INSTRUCTIONS FOR THE TASK:
Copy every line from the data below in which the string "matplotlib" can be found.

— Start —

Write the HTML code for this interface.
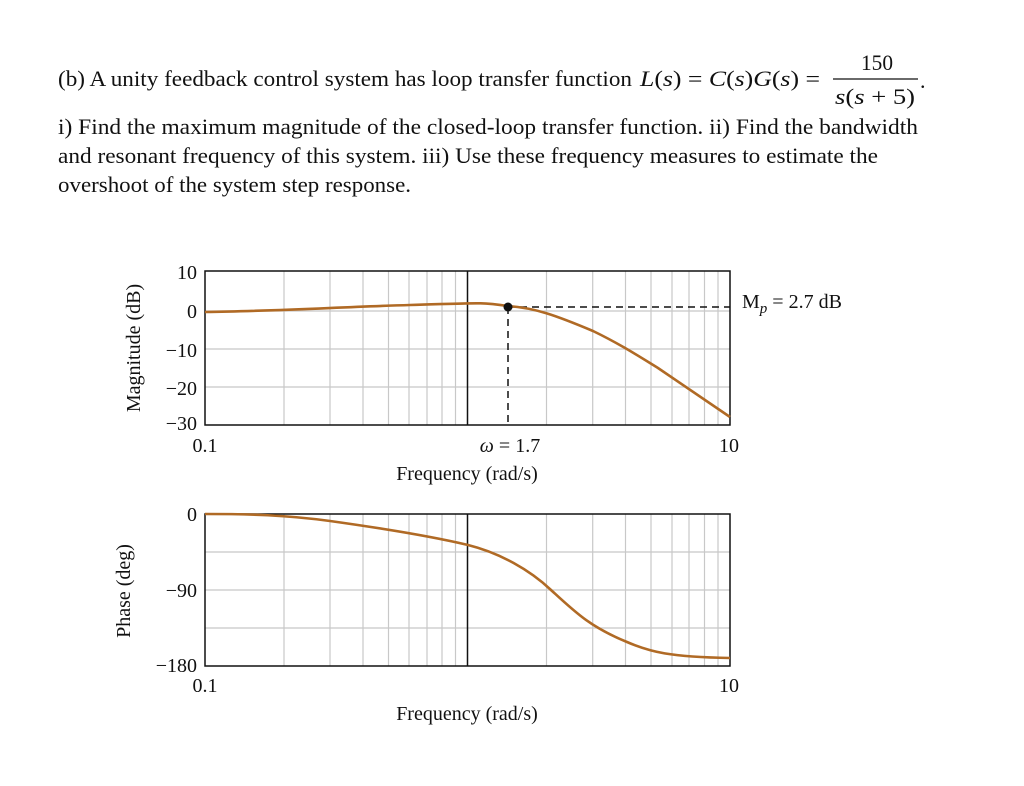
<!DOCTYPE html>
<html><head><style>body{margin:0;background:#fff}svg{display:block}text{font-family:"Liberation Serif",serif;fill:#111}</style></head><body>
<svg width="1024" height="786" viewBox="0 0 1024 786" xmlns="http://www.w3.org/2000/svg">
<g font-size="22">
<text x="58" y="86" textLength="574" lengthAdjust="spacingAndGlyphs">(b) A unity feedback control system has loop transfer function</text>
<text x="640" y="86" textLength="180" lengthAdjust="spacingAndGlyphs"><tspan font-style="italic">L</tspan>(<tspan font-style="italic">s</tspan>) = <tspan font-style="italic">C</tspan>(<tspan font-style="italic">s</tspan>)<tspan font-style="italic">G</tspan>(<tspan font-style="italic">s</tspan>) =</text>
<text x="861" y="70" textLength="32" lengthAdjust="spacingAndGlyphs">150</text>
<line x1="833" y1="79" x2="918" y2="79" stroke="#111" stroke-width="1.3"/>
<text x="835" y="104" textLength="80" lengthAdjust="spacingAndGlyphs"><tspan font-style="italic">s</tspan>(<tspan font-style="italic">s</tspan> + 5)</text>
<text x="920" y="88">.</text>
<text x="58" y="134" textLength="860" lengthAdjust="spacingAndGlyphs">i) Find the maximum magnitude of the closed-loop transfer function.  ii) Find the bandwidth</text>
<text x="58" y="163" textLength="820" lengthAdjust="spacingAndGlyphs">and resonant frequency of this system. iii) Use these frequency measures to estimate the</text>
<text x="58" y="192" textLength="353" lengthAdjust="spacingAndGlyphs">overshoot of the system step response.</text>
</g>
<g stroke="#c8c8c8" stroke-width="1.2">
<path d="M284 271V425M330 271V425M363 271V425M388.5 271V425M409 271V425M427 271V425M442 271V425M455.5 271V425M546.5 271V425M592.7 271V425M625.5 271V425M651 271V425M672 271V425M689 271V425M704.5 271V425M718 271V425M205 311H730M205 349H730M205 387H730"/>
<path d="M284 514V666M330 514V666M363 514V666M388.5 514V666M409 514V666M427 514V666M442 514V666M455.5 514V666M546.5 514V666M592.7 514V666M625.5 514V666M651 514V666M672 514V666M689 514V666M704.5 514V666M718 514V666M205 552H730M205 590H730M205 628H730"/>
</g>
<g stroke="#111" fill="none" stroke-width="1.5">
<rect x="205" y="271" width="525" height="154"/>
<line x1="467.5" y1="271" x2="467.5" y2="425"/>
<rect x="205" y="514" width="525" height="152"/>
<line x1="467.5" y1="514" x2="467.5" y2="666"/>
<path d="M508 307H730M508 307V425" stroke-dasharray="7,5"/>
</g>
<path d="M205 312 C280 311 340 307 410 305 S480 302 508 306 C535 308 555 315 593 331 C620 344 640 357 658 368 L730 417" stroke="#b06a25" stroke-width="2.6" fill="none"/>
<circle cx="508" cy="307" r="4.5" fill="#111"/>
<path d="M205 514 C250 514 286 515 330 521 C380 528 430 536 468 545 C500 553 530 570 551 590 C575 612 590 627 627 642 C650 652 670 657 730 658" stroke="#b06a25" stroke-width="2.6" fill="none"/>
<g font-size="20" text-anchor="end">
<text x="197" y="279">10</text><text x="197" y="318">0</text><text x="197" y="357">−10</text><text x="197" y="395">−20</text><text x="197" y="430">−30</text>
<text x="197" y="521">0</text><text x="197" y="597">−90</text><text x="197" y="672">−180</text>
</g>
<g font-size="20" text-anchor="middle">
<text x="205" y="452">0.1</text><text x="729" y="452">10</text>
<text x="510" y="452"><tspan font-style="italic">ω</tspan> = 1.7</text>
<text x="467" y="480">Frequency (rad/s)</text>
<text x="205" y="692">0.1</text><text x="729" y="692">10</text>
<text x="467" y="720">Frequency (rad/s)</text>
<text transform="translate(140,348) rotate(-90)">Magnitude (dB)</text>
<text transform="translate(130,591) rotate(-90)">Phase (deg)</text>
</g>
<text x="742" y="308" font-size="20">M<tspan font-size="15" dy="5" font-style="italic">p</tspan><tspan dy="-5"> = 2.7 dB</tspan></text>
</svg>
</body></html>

— End —
— Start —

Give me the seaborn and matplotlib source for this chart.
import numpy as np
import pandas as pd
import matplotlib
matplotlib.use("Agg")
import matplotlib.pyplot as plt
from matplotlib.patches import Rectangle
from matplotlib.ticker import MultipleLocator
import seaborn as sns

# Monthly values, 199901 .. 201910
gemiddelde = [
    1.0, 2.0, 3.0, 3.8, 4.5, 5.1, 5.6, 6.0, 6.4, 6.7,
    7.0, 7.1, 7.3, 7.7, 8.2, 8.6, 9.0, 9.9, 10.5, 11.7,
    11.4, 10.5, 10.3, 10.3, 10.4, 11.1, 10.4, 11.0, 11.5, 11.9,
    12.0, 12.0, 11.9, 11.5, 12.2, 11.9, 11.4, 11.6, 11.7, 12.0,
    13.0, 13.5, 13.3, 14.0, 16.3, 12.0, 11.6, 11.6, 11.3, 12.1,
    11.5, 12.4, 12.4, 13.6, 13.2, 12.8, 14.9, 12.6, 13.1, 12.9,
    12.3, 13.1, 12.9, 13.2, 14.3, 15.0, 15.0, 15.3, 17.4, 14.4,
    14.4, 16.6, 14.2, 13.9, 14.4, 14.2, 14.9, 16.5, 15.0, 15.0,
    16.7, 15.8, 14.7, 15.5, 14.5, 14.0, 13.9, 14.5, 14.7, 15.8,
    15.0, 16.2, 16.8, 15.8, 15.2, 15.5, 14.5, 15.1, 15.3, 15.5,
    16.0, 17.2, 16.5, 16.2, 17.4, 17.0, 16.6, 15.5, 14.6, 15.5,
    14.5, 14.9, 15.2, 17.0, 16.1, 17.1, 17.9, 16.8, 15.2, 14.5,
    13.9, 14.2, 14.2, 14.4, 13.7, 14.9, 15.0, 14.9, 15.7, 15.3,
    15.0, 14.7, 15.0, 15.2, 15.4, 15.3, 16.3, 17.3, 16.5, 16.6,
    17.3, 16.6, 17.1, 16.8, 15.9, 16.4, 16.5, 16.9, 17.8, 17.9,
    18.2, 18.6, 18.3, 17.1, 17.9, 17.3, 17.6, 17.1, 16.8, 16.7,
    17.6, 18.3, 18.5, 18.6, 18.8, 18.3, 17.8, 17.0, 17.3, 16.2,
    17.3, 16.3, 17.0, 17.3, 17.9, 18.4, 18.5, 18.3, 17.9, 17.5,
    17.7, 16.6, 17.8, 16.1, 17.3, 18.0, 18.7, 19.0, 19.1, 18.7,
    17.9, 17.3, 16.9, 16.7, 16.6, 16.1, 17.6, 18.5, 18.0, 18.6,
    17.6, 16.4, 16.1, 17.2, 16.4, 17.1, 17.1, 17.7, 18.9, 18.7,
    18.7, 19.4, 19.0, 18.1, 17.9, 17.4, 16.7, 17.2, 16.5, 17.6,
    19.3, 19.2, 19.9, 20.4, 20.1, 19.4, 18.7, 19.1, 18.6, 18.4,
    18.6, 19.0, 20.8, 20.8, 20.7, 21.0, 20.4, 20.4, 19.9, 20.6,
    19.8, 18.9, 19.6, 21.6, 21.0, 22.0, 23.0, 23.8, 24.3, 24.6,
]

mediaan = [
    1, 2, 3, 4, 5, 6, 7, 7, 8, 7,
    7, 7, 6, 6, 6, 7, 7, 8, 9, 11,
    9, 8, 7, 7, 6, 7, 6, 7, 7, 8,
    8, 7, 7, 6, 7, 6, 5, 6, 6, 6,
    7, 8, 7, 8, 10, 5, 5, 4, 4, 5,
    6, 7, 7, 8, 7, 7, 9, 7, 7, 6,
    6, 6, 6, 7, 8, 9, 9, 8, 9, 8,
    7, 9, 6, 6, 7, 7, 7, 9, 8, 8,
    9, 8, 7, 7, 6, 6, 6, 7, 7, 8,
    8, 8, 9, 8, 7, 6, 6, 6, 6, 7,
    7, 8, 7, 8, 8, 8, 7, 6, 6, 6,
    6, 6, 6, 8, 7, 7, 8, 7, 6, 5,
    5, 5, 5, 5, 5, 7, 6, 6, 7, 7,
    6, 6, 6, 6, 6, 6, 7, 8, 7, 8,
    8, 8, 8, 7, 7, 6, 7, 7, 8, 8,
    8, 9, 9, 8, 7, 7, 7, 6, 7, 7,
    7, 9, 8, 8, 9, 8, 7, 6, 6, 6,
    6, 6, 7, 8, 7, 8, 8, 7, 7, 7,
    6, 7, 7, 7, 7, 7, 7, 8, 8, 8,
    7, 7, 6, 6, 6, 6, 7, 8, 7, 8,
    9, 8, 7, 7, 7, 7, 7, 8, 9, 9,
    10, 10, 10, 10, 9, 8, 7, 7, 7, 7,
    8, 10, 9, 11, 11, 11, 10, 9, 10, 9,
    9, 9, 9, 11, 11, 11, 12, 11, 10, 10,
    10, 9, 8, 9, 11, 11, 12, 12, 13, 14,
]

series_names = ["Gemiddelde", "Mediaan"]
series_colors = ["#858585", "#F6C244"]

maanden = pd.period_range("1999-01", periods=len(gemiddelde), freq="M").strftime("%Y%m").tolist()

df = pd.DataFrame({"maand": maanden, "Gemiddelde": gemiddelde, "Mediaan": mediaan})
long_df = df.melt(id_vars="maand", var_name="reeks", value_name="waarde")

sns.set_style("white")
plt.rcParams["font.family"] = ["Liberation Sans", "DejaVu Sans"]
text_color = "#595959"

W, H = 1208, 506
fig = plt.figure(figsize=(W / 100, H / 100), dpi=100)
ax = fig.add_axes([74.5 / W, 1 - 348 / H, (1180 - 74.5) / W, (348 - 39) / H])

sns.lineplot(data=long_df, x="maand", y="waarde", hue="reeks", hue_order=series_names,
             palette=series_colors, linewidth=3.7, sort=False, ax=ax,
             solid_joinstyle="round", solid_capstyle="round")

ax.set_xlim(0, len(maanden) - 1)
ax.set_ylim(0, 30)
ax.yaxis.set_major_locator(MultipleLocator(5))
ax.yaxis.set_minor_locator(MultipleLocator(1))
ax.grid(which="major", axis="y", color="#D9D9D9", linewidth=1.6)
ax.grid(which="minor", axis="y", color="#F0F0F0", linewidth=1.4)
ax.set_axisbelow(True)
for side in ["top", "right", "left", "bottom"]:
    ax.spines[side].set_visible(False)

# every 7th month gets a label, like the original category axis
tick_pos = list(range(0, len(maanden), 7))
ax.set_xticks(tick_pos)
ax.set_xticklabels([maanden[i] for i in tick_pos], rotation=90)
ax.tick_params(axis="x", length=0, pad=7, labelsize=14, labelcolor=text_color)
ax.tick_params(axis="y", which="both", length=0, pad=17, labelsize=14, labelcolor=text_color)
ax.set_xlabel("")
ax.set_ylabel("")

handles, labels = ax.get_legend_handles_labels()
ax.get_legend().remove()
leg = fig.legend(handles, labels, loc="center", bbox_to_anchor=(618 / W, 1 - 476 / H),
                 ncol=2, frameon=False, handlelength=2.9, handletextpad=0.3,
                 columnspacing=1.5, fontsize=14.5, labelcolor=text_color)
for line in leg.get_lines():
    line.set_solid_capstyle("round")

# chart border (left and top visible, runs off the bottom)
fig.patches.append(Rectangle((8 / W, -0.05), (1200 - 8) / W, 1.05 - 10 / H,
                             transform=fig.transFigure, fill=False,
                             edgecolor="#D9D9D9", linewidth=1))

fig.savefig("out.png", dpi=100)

— End —
— Start —

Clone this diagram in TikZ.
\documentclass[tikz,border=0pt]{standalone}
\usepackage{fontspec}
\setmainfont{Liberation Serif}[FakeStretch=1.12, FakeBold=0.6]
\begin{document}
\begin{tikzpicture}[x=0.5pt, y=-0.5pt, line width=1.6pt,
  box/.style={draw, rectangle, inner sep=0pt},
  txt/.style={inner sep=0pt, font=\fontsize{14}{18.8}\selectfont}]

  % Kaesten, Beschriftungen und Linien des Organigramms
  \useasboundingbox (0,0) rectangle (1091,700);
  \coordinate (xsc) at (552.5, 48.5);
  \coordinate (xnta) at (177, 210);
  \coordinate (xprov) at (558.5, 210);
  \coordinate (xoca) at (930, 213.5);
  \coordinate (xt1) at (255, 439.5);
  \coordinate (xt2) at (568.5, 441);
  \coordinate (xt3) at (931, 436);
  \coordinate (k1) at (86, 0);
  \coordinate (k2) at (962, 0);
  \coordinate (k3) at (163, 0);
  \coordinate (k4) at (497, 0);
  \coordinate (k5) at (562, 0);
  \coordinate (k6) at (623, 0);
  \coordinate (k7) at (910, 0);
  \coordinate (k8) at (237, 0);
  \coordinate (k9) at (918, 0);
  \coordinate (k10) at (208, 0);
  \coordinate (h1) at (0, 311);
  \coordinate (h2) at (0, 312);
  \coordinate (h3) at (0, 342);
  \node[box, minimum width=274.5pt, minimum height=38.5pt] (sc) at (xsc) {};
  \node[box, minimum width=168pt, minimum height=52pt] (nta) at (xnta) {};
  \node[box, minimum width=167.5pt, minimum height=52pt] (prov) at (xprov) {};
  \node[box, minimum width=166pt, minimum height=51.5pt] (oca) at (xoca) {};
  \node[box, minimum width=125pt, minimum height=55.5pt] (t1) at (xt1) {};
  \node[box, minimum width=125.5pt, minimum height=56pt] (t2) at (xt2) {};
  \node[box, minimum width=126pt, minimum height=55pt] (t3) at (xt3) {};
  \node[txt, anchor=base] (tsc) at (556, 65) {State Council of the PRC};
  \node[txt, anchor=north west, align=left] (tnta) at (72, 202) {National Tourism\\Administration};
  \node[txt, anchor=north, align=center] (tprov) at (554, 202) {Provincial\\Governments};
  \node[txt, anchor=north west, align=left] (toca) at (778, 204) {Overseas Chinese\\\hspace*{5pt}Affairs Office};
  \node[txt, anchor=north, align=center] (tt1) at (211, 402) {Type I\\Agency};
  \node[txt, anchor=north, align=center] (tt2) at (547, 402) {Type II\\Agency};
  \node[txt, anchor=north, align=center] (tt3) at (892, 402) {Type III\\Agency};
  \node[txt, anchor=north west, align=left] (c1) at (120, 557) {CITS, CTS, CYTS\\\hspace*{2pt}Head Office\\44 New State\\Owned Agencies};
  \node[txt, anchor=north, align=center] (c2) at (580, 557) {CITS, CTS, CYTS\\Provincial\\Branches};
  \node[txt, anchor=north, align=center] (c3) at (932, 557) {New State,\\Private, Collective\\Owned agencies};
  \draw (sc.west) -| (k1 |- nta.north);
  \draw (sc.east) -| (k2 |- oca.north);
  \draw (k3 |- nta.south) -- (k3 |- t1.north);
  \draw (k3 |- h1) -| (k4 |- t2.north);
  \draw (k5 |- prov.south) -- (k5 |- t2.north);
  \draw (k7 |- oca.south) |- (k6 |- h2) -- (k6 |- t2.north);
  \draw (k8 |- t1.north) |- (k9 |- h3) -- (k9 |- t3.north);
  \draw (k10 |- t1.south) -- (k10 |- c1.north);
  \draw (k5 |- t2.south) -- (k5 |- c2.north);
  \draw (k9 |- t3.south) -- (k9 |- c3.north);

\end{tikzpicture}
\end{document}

— End —

EXERCISE ANSWER:
Give me the seaborn and matplotlib source for this chart.
import matplotlib
matplotlib.use("Agg")
import matplotlib.pyplot as plt
from matplotlib.patches import Rectangle
from matplotlib.ticker import MultipleLocator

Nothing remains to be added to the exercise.